Buçaco Forest has one of the finest dendrological collections in Europe. More than 250 tree and shrub species grow in the forest, including towering centenarians and exotics introduced by Portuguese navigators during the Age of Discovery. The forest comprises four distinct landscapes: the arboretum, which forms about 80% of the forest's area; the Floresta Relíquia (Forest Relic), a small, ancient woodland characterized by laurel, mock privet and species of oak; the Pinhal do Marquês, an area of about 13 hectares dominated by maritime pines; and the late 19th-century hotel gardens and Vale dos Fetos (Valley of the Ferns). The arboretum's early history is not known, but chronicles kept by the Carmelites indicate that afforestation may have begun long before they founded their convent in 1628.

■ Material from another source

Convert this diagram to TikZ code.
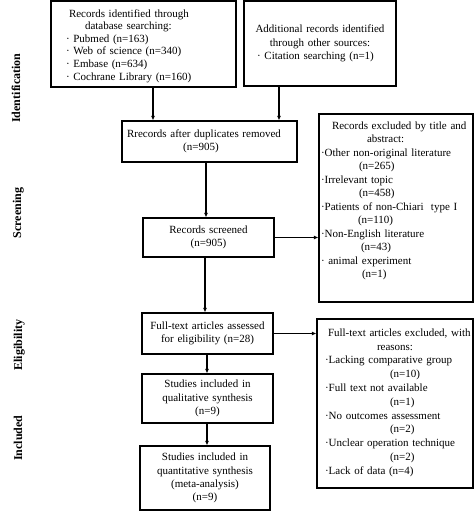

The forest's most abundant tree is the Mexican cypress, a species also known as the Bucaco Cedar or Cedar of Goa. The tree was first mentioned by Portuguese scholar Bernarda de Lacerda in her Soledades de Buçaco, a collection of poems published in 1634. In 1768 English botanist Philip Miller provoked a 200-year-long debate after claiming the tree had been introduced to Portugal from Goa. Miller's claim was formally rebutted in 1993 when a paper published by the International Association for Plant Taxonomy reclassified the species as a native of Mexico. Ten years later further research into the tree's origins was undertaken using DNA tests: results showed that while the Mexican cypress is more likely to have been introduced to the forest from Mexico than India, the supporting data is "not very strong".

A map issued by the Fundação Mata do Buçaco lists 86 "remarkable trees" in the forest, one of which is a Tasmanian mountain ash growing near the hotel. English wine writer Hugh Johnson commented on the tree in his book Hugh Johnson in the Garden, opining that it is "surely Europe's most magnificent". In 2010 a researcher from Australia's Currency Creek Arboretum measured the tree during a field trip and concluded that it had the largest diameter of any eucalypt he and his team had examined in Portugal. Other notable specimens listed on the map include the olive tree to which Wellington tied his horse, a bunya pine featured in Thomas Pakenham's 2002 tome, Remarkable Trees of the World, and fine examples of cedar, ginkgo and sequoia.

Buçaco Forest's camellias were discussed in a paper presented at the 2014 Pontevedra International Camellia Congress. The paper, Buçaco and Villar d'Allen: A Story of the Camelliomania in Portugal, described the introduction of 30 cultivars to the forest from a garden in Porto in 1894. Camellias were very popular in Europe during the 19th century, inspiring gardeners, wealthy collectors and the novel, La Dame aux Camélias.

==Fauna==
A PhD thesis published in 2011, Vertebrate Diversity in the Bussaco Mountain and Surrounding Areas, documented research undertaken in the Serra do Buçaco and identified 56 species of mammals, birds, bats and amphibians found in Buçaco Forest.

==Windstorm Gong==
On 19 January 2013 a cyclone named Windstorm Gong struck Portugal, causing widespread disruption. Almost 1 million homes were left without electricity; thousands of trees were brought down and hundreds of greenhouses destroyed. Portugal's Público newspaper reported extensive damage to Buçaco Forest, including the loss of a cypress known as Cedro de São José, a much-loved tree believed to have been planted in 1644. A press release issued by the forest's governing body 2 years later summarized the aftermath: more than 40% of the forest was seriously affected by the storm; religious buildings dating back to the days of the Carmelites suffered structural damage; of the forest's 86 remarkable trees, 10 were felled and 6 critically harmed. The press release also discussed ongoing rehabilitation and reforestation, the inauguration of a bridge across a small stream (the bridge was constructed from a cypress brought down in the storm), and the formation of a private sector partnership to produce furniture from fallen trees.